| Losing a Parent
By Gretchen Sonnenberg
It has been two and a half years since my mom died and
it still catches me off guard. Memories resurface at the smallest
trigger—a fleeting scent of perfume off a stranger in a department
store, her winter coat left in the back of the closet, a grocery
list in her handwriting buried at the bottom of a desk drawer.
Everyone outside my family expects me to have moved on by now. “Get
on with your life. It’s what your mom would have wanted,”
I’ve been told countless times. But how do I get on with my
life when I don’t recognize it anymore? Everything I’ve
known for the past 23 years has been turned upside down, flipped
sideways, and tossed around.
When a building that has stood in the middle of town for years is
torn down, it leaves a shocking gap at first. Then, gradually, you
start forgetting what color the building was, and eventually that
empty space seems natural.
It’s not like that when someone dies. The hole remains, but
you never forget.
I was 19 and home for the summer after my first year of college
when my mom, Denise, a teddy bear designer and maker, was diagnosed
with acute myelogenous leukemia (AML). Little kids get leukemia—not
45-year-old women. Not my mom.
That summer is a blur of doctors’ appointments, hospital stays,
blood tests, and medical jargon that quickly became part of my vernacular.
I was angry that summer. I was going through something none of my
friends could understand. I didn’t understand it myself. My
days were filled with feeding my mom ice chips, walking her to the
bathroom, trying to find food she could keep down, and wiping her
forehead with a cool washcloth after violent episodes of vomiting.
She went into remission the day I moved back to the University of
Kentucky for my sophomore year, and I thought everything was going
to go back to normal. Months went by and she gradually improved.
I came home every other weekend to Tipp City, Ohio. Sometimes it
was to Miami Valley Hospital to visit her in the oncology ward,
where you had to wear a face mask if you had even the slightest
cold and where the rooms never seemed to get warm. And sometimes
my visits led me home—the home my mom designed herself and
my dad built.
I muddled through my classes, but I was marked by something invisible.
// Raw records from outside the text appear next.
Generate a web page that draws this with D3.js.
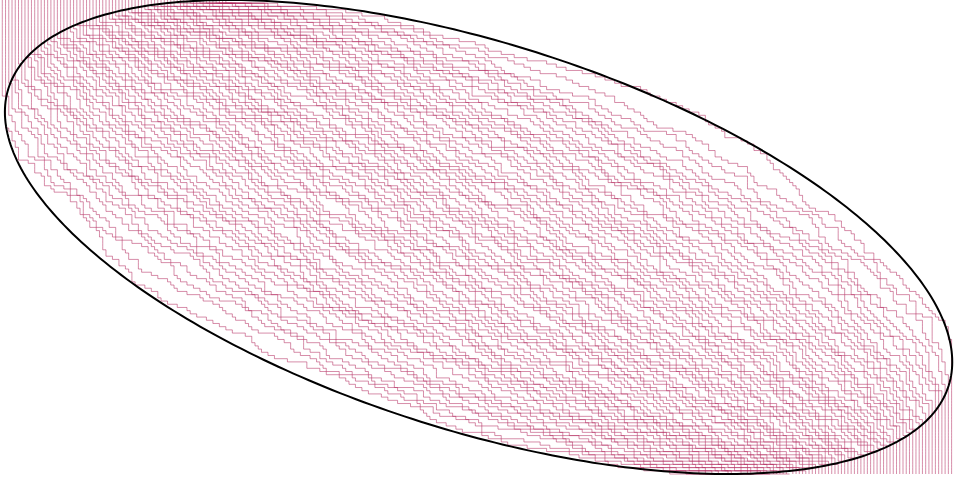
<!DOCTYPE html>
<html>
<head>
<meta charset="utf-8">
<script src="https://cdn.jsdelivr.net/npm/d3@7"></script>
<style>
  html, body { margin: 0; padding: 0; background: #fff; overflow: hidden; }
  svg { display: block; }
</style>
</head>
<body>
<svg id="chart" width="954" height="483"></svg>
<script>
// Particles start packed on columns 0..69 and finish packed on columns 224..293.
const startColumns = d3.range(0, 70);
const endColumns = d3.range(224, 294);
// Number of time frames at which positions are recorded.
const frameCount = 148;
// Arctic ellipse contact points with the frame: [column, time], time running 0 → 1 downwards.
const arcticTop = [69.5, 0];
const arcticRight = [293.2, 0.762];
const arcticBottom = [223.5, 1];
const arcticLeft = [0.8, 0.238];

const svg = d3.select("#chart");
const n = startColumns.length;
const m = endColumns[0] - startColumns[0];
const W = endColumns[n - 1] + 1;

const x = d3.scaleLinear().domain([0, W - 1]).range([2.3, 951.6]);
const y = d3.scaleLinear().domain([0, frameCount]).range([0, 474]);

// Non-colliding right-jump walks: jump k of particle i happens at time tau(i, k).
// The jump order is a standard Young tableau of the n × m rectangle
// (row r = particle n-1-r, column = jump index), drawn with the hook walk.
const rnd = d3.randomLcg(0.2718);
const N = n * m;
const lam = new Int32Array(n).fill(m);
const lamT = new Int32Array(m).fill(n);
const tab = new Int32Array(N);
for (let num = N; num >= 1; num--) {
  let r, c;
  do { r = (rnd() * n) | 0; c = (rnd() * m) | 0; } while (c >= lam[r]);
  for (;;) {
    const arm = lam[r] - c - 1, leg = lamT[c] - r - 1, h = arm + leg;
    if (h === 0) break;
    const j = 1 + ((rnd() * h) | 0);
    if (j <= arm) c += j; else r += j - arm;
  }
  tab[r * m + c] = num;
  lam[r]--; lamT[c]--;
}

// Positions recorded at each frame.
const paths = d3.range(n).map(i => {
  const r = n - 1 - i;
  const pos = new Int32Array(frameCount + 1);
  for (let k = 0; k < m; k++) {
    const f = Math.ceil(tab[r * m + k] / (N + 1) * frameCount);
    pos[f] += 1;
  }
  const pts = [];
  let p = startColumns[i];
  for (let f = 0; f <= frameCount; f++) {
    p += pos[f];
    pts.push([p, f]);
  }
  return pts;
});

const line = d3.line()
  .curve(d3.curveStepBefore)
  .x(d => x(d[0]))
  .y(d => y(d[1]));

svg.append("g")
  .attr("fill", "none")
  .attr("stroke", "#b01e55")
  .attr("stroke-opacity", 0.5)
  .attr("stroke-width", 1)
  .selectAll("path")
  .data(paths)
  .join("path")
  .attr("d", line);

// Arctic ellipse inscribed in the frame.
const ty = t => y(t * frameCount);
const xl = x(arcticLeft[0]), xr = x(arcticRight[0]);
const yt = ty(arcticTop[1]), yb = ty(arcticBottom[1]);
const cx = (xl + xr) / 2, cy = (yt + yb) / 2;
const A = (xr - xl) / 2, B = (yb - yt) / 2;
const sinTop = (cx - x(arcticTop[0])) / A;
const sinLeft = (cy - ty(arcticLeft[1])) / B;
const delta = Math.asin((sinTop + sinLeft) / 2);
const ellipsePts = d3.range(0, 360).map(k => {
  const s = k * Math.PI / 180;
  return [cx + A * Math.cos(s), cy + B * Math.sin(s + delta)];
});

svg.append("path")
  .datum(ellipsePts)
  .attr("fill", "none")
  .attr("stroke", "#000")
  .attr("stroke-width", 2)
  .attr("d", d3.line().curve(d3.curveLinearClosed));
</script>
</body>
</html>
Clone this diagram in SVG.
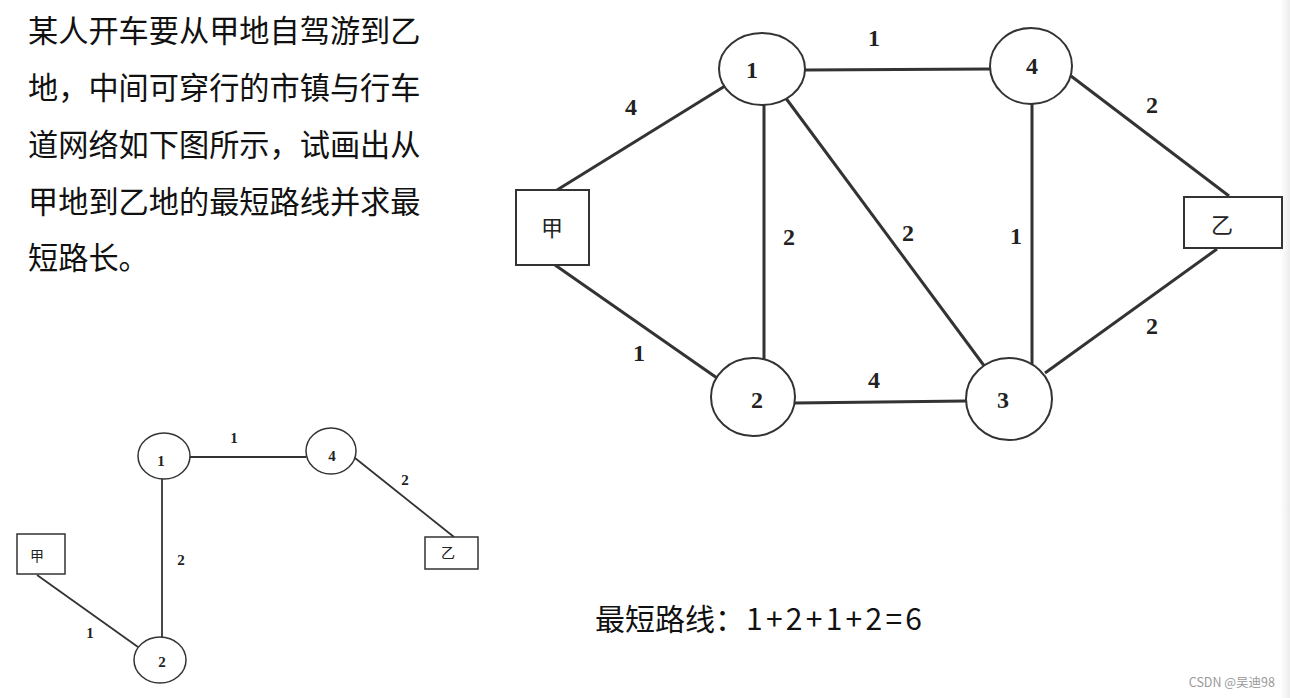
<svg xmlns="http://www.w3.org/2000/svg" width="1290" height="698" viewBox="0 0 1290 698">
<defs>
<linearGradient id="sh" x1="0" x2="1" y1="0" y2="0"><stop offset="0" stop-color="#ffffff"/><stop offset="1" stop-color="#ececec"/></linearGradient>
<style>
.t{font-family:"Noto Sans CJK SC","Noto Sans",sans-serif;font-size:30.2px;fill:#111}
.a{font-family:"Noto Sans CJK SC","Noto Sans",sans-serif;font-size:30px;fill:#111}
.n{font-family:"Liberation Serif",serif;font-weight:bold;fill:#222;text-anchor:middle}
.big{font-size:24px}
.sm{font-size:15px}
.cj{font-family:"Noto Sans CJK SC",sans-serif;fill:#222;text-anchor:middle}
.e{stroke:#333;stroke-width:3;fill:none}
.es{stroke:#333;stroke-width:1.8;fill:none}
.nd{fill:#fff;stroke:#333;stroke-width:2}
.nds{fill:#fff;stroke:#333;stroke-width:1.5}
</style>
</defs>
<rect width="1290" height="698" fill="#fff"/>
<rect x="1280" y="0" width="10" height="698" fill="url(#sh)"/>

<g id="problem-text">
<text class="t" x="28" y="42">某人开车要从甲地自驾游到乙</text>
<text class="t" x="28" y="99">地，中间可穿行的市镇与行车</text>
<text class="t" x="28" y="156">道网络如下图所示，试画出从</text>
<text class="t" x="28" y="213">甲地到乙地的最短路线并求最</text>
<text class="t" x="28" y="269">短路长。</text>
</g>

<g id="connectors">
<line class="e" x1="557" y1="190" x2="725" y2="86"/>
<line class="e" x1="555" y1="265" x2="717" y2="378"/>
<line class="e" x1="805" y1="70" x2="990" y2="69"/>
<line class="e" x1="764" y1="104" x2="764" y2="361"/>
<line class="e" x1="785" y1="97" x2="988" y2="371"/>
<line class="e" x1="1032" y1="103" x2="1032" y2="364"/>
<line class="e" x1="1071" y1="76" x2="1229" y2="196"/>
<line class="e" x1="1217" y1="249" x2="1045" y2="373"/>
<line class="e" x1="795" y1="403" x2="966" y2="401"/>

<line class="es" x1="190" y1="457" x2="306" y2="457"/>
<line class="es" x1="162" y1="479" x2="162" y2="637"/>
<line class="es" x1="37" y1="575" x2="138" y2="647"/>
<line class="es" x1="355" y1="458" x2="454" y2="537"/>
</g>

<g id="edge-labels">
<text class="n big" x="874" y="46">1</text>
<text class="n big" x="631" y="115">4</text>
<text class="n big" x="1152" y="113">2</text>
<text class="n big" x="789" y="245">2</text>
<text class="n big" x="908" y="241">2</text>
<text class="n big" x="1016" y="244">1</text>
<text class="n big" x="639" y="361">1</text>
<text class="n big" x="874" y="388">4</text>
<text class="n big" x="1152" y="334">2</text>

<text class="n sm" x="234" y="443">1</text>
<text class="n sm" x="405" y="485">2</text>
<text class="n sm" x="181" y="565">2</text>
<text class="n sm" x="90" y="638">1</text>
</g>

<g id="node-jia">
<rect class="nd" x="516" y="190" width="73" height="75"/>
<text class="cj" x="552" y="236" font-size="22">甲</text>
</g>
<g id="node-yi">
<rect class="nd" x="1184" y="197" width="98" height="51"/>
<text class="cj" x="1222" y="233" font-size="22">乙</text>
</g>
<g id="node-1">
<ellipse class="nd" cx="762" cy="69" rx="43" ry="36"/>
<text class="n big" x="752" y="78">1</text>
</g>
<g id="node-4">
<ellipse class="nd" cx="1031" cy="66" rx="41" ry="38"/>
<text class="n big" x="1032" y="74">4</text>
</g>
<g id="node-2">
<ellipse class="nd" cx="753" cy="397" rx="42" ry="39"/>
<text class="n big" x="757" y="408">2</text>
</g>
<g id="node-3">
<ellipse class="nd" cx="1009" cy="399" rx="43" ry="41"/>
<text class="n big" x="1003" y="408">3</text>
</g>

<g id="s-node-jia">
<rect class="nds" x="17" y="534" width="48" height="40"/>
<text class="cj" x="37" y="561" font-size="14">甲</text>
</g>
<g id="s-node-yi">
<rect class="nds" x="425" y="537" width="53" height="32"/>
<text class="cj" x="448" y="558" font-size="14">乙</text>
</g>
<g id="s-node-1">
<ellipse class="nds" cx="164" cy="456" rx="26" ry="23"/>
<text class="n sm" x="161" y="466">1</text>
</g>
<g id="s-node-4">
<ellipse class="nds" cx="331" cy="451" rx="25" ry="23"/>
<text class="n sm" x="332" y="461">4</text>
</g>
<g id="s-node-2">
<ellipse class="nds" cx="160" cy="660" rx="26" ry="23"/>
<text class="n sm" x="162" y="667">2</text>
</g>

<g id="answer">
<text class="a" x="595" y="630">最短路线：</text>
<text class="a" x="746" y="630" textLength="176" lengthAdjust="spacing">1+2+1+2=6</text>
</g>
<text x="1275" y="687" text-anchor="end" font-family="Noto Sans CJK SC,sans-serif" font-size="12.5" fill="#999">CSDN @吴迪98</text>
</svg>
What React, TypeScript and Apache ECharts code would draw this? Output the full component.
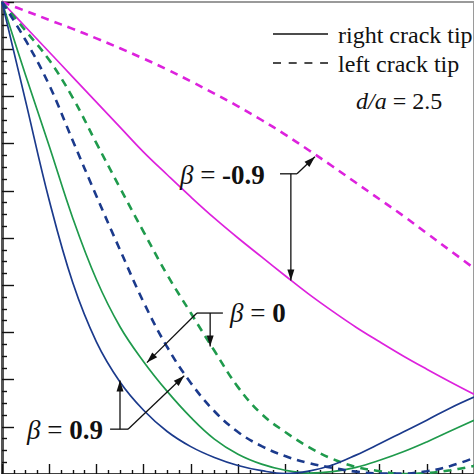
import React, { useEffect, useRef } from "react";
import * as echarts from "echarts";

// x positions (normalised distance), 0 … 10
const xs = [0, 0.5, 1, 1.5, 2, 2.5, 3, 3.5, 4, 4.5, 5, 5.5, 6, 6.5, 7, 7.5, 8, 8.5, 9, 9.5, 10];

// beta = -0.9
const magentaRight = [10.0, 9.47, 8.94, 8.41, 7.88, 7.35, 6.82, 6.34, 5.87, 5.42, 5.0, 4.6, 4.2, 3.81, 3.45, 3.11, 2.8, 2.5, 2.22, 1.95, 1.69];
const magentaLeft = [10.0, 9.81, 9.62, 9.43, 9.23, 9.02, 8.8, 8.57, 8.32, 8.06, 7.79, 7.5, 7.19, 6.86, 6.52, 6.17, 5.82, 5.47, 5.1, 4.73, 4.36];
// beta = 0
const greenRight = [10.0, 8.45, 6.95, 5.42, 4.12, 3.12, 2.38, 1.75, 1.2, 0.74, 0.42, 0.21, 0.08, 0.02, 0.05, 0.14, 0.29, 0.47, 0.68, 0.91, 1.14];
const greenLeft = [10.0, 9.39, 8.77, 7.97, 7.01, 6.06, 5.13, 4.22, 3.41, 2.61, 1.84, 1.27, 0.89, 0.57, 0.32, 0.15, 0.06, 0.0, 0.02, 0.08, 0.17];
// beta = 0.9
const blueRight = [10.0, 7.9, 5.8, 4.05, 2.8, 1.95, 1.35, 0.9, 0.58, 0.35, 0.18, 0.07, 0.01, 0.06, 0.19, 0.4, 0.64, 0.89, 1.14, 1.4, 1.63];
const blueLeft = [10.0, 9.19, 8.24, 7.06, 5.89, 4.75, 3.64, 2.69, 1.93, 1.33, 0.89, 0.59, 0.38, 0.23, 0.13, 0.05, 0.01, 0.01, 0.06, 0.17, 0.34];

const legendLabels = ["right crack tip", "left crack tip"];
const ratioLabel = "d/a";
const ratioValue = "2.5";
const betaValues = ["-0.9", "0", "0.9"];

// annotation geometry in data units: label anchor, bracket bar, arrows [from, to]
const labelAnchors = [[3.77, 6.33], [4.83, 3.41], [0.53, 0.93]];
const bracketBars = [
  [[5.89, 6.36], [6.25, 6.36]],
  [[4.13, 3.41], [4.68, 3.41]],
  [[2.29, 0.95], [2.67, 0.95]],
];
const arrowLines = [
  [[6.25, 6.36], [6.63, 6.72]],
  [[6.12, 6.36], [6.12, 4.1]],
  [[4.41, 3.41], [4.41, 2.7]],
  [[4.13, 3.41], [3.07, 2.36]],
  [[2.5, 0.95], [2.5, 1.98]],
  [[2.67, 0.95], [3.86, 2.08]],
];

const SERIF = '"Liberation Serif", "Times New Roman", serif';
const MAGENTA = "#dd22dd";
const GREEN = "#1f9a4c";
const BLUE = "#1b3a8c";
const INK = "#111111";

function pairs(ys: number[]) {
  return xs.map((x, i) => [x, ys[i]]);
}

function arrowHead(tip: number[], from: number[], len = 10, wid = 7) {
  const dx = tip[0] - from[0];
  const dy = tip[1] - from[1];
  const d = Math.hypot(dx, dy) || 1;
  const ux = dx / d;
  const uy = dy / d;
  const bx = tip[0] - ux * len;
  const by = tip[1] - uy * len;
  const px = -uy * (wid / 2);
  const py = ux * (wid / 2);
  return [
    [tip[0], tip[1]],
    [bx + px, by + py],
    [bx - px, by - py],
  ];
}

export default function App() {
  const ref = useRef<HTMLDivElement>(null);

  useEffect(() => {
    if (!ref.current) return;
    const chart = echarts.init(ref.current, undefined, { renderer: "svg" });

    const line = (name: string, ys: number[], color: string, dashed: boolean) => ({
      name,
      type: "line",
      data: pairs(ys),
      smooth: 0.4,
      showSymbol: false,
      symbol: "none",
      lineStyle: dashed
        ? { color, width: 2.6, type: [8, 6] }
        : { color, width: 1.7, type: "solid" },
      z: 3,
    });

    chart.setOption({
      animation: false,
      backgroundColor: "#ffffff",
      grid: {
        left: 2,
        right: 0,
        top: 2,
        bottom: 0,
        show: true,
        borderColor: "#9a9a9a",
        borderWidth: 2,
        backgroundColor: "transparent",
      },
      xAxis: {
        type: "value",
        min: 0,
        max: 10,
        interval: 1,
        axisLabel: { show: false },
        splitLine: { show: false },
        axisLine: { show: true, lineStyle: { color: "#222", width: 1.5 } },
        axisTick: { show: true, inside: true, length: 10, lineStyle: { color: "#111", width: 1.4 } },
        minorTick: { show: true, splitNumber: 4, length: 4, lineStyle: { color: "#111", width: 1.4 } },
      },
      yAxis: {
        type: "value",
        min: 0,
        max: 10,
        interval: 1,
        axisLabel: { show: false },
        splitLine: { show: false },
        axisLine: { show: true, lineStyle: { color: "#555", width: 3 } },
        axisTick: { show: true, inside: true, length: 12, lineStyle: { color: "#111", width: 1.4 } },
        minorTick: { show: true, splitNumber: 4, length: 5, lineStyle: { color: "#111", width: 1.4 } },
      },
      series: [
        line("β = -0.9 left", magentaLeft, MAGENTA, true),
        line("β = -0.9 right", magentaRight, MAGENTA, false),
        line("β = 0 left", greenLeft, GREEN, true),
        line("β = 0 right", greenRight, GREEN, false),
        line("β = 0.9 left", blueLeft, BLUE, true),
        line("β = 0.9 right", blueRight, BLUE, false),
      ],
    });

    const P = (p: number[]) => chart.convertToPixel({ xAxisIndex: 0, yAxisIndex: 0 }, p) as number[];

    const graphics: any[] = [];

    // legend
    graphics.push({
      type: "line",
      shape: { x1: 273, y1: 34, x2: 328, y2: 34 },
      style: { stroke: INK, lineWidth: 1.6 },
      z: 10,
    });
    graphics.push({
      type: "line",
      shape: { x1: 273, y1: 63, x2: 328, y2: 63 },
      style: { stroke: INK, lineWidth: 1.6, lineDash: [8, 7.7] },
      z: 10,
    });
    graphics.push({
      type: "text",
      x: 338,
      y: 35,
      style: { text: legendLabels[0], fontFamily: SERIF, fontSize: 24, fill: INK, verticalAlign: "middle", align: "left" },
      z: 10,
    });
    graphics.push({
      type: "text",
      x: 338,
      y: 64,
      style: { text: legendLabels[1], fontFamily: SERIF, fontSize: 24, fill: INK, verticalAlign: "middle", align: "left" },
      z: 10,
    });
    graphics.push({
      type: "text",
      x: 356,
      y: 101,
      style: {
        text: "{i|" + ratioLabel + "} = " + ratioValue,
        fontFamily: SERIF,
        fontSize: 24,
        fill: INK,
        verticalAlign: "middle",
        align: "left",
        rich: { i: { fontFamily: SERIF, fontSize: 24, fontStyle: "italic", fill: INK } },
      },
      z: 10,
    });

    // beta labels
    labelAnchors.forEach((a, i) => {
      const p = P(a);
      graphics.push({
        type: "text",
        x: p[0],
        y: p[1],
        style: {
          text: "{i|β} = {n|" + betaValues[i] + "}",
          fontFamily: SERIF,
          fontSize: 27,
          fill: INK,
          verticalAlign: "middle",
          align: "left",
          rich: {
            i: { fontFamily: SERIF, fontSize: 27, fontStyle: "italic", fill: INK },
            n: { fontFamily: SERIF, fontSize: 27, fontWeight: "bold", fill: INK },
          },
        },
        z: 10,
      });
    });

    bracketBars.forEach((b) => {
      const a = P(b[0]);
      const c = P(b[1]);
      graphics.push({
        type: "line",
        shape: { x1: a[0], y1: a[1], x2: c[0], y2: c[1] },
        style: { stroke: INK, lineWidth: 1.3 },
        z: 10,
      });
    });

    arrowLines.forEach((l) => {
      const a = P(l[0]);
      const c = P(l[1]);
      graphics.push({
        type: "line",
        shape: { x1: a[0], y1: a[1], x2: c[0], y2: c[1] },
        style: { stroke: INK, lineWidth: 1.3 },
        z: 10,
      });
      graphics.push({
        type: "polygon",
        shape: { points: arrowHead(c, a, 11, 7) },
        style: { fill: INK, stroke: "none" },
        z: 11,
      });
    });

    chart.setOption({ graphic: graphics });

    return () => {
      chart.dispose();
    };
  }, []);

  return (
    <div
      ref={ref}
      style={{ position: "absolute", left: 0, top: 0, width: 474, height: 474, background: "#fff" }}
    />
  );
}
My friends politely ignored what I was going through. It was too
close for them—too hard and too frightening.
The school year ended and once again I came home hoping for a “normal”
summer. I thought my mom was finally better.
We spent a week at Wrightsville Beach, North Carolina, in May, my
family’s vacation spot. Life was good. My mom’s fresh
crop of brown hair threaded with silver was long enough to be teased
into spikes, and the sun brought color back to her cheeks.
Then the color slowly started fading. My mom fell out of remission
in July. A bone marrow transplant wasn’t an option, and there
weren’t many options left. If she rejected another round of
chemotherapy, she’d live only weeks. And if chemotherapy worked,
she’d have a few months.
During her last months my anger turned into anguish and I grew up
swiftly. Time became our family’s first priority.
I didn’t go back to school that fall. The day classes started
I sat on my mom’s bed and cried. She offered to call the university
and convince them to let me start late. She didn’t realize
that I was crying not because I was missing a semester, but because
I realized what missing it meant: She was dying. She gave it everything
she had left and lived until the middle of November 2001.
I felt guilty about a lot of things—every fight I ever had
with my mom, every mean word I ever said, every time I forgot to
say “thank you,” every time I went out with my friends
instead of my parents, and every time I didn’t take 10 minutes
to call home. I didn’t know how to make up for lost time or
how to make things in the past better.
I wanted to read books about what I was going through, or go to
a support group for people my age in the same situation. I was willing
to grasp onto anything that would tell me I was normal and that
it would get better eventually. But I couldn’t find anything.
Everything was directed at people older or younger than me. I did
find one book, though, that was helpful called Motherless Daughters:
The Legacy of Loss by Hope Edelman, which tells stories of
various women who lost their moms at different stages in their lives.
I now volunteer with The Leukemia & Lymphoma Society but still
find a lack of resources for people ages 18-24 who have a parent
with cancer. I’ve found that this isn’t unusual. I actually
joined an online support group for people who lost a parent to cancer,
but eventually quit when I realized that most of the members were
much older than myself.
I eventually stopped looking for resources and turned to my family.
My mom is gone, and I am left with a gaping hole. I am left with
my memories. I am left with what my mom passed on to me. I am left
knowing that I was lucky to have had her, even if it was only for
21 years.
There are moments when I catch myself wanting to pick up the phone
and call her, just to say hi, to tell her something new and important,
or to tell her I love her—words I wonder if I ever said enough.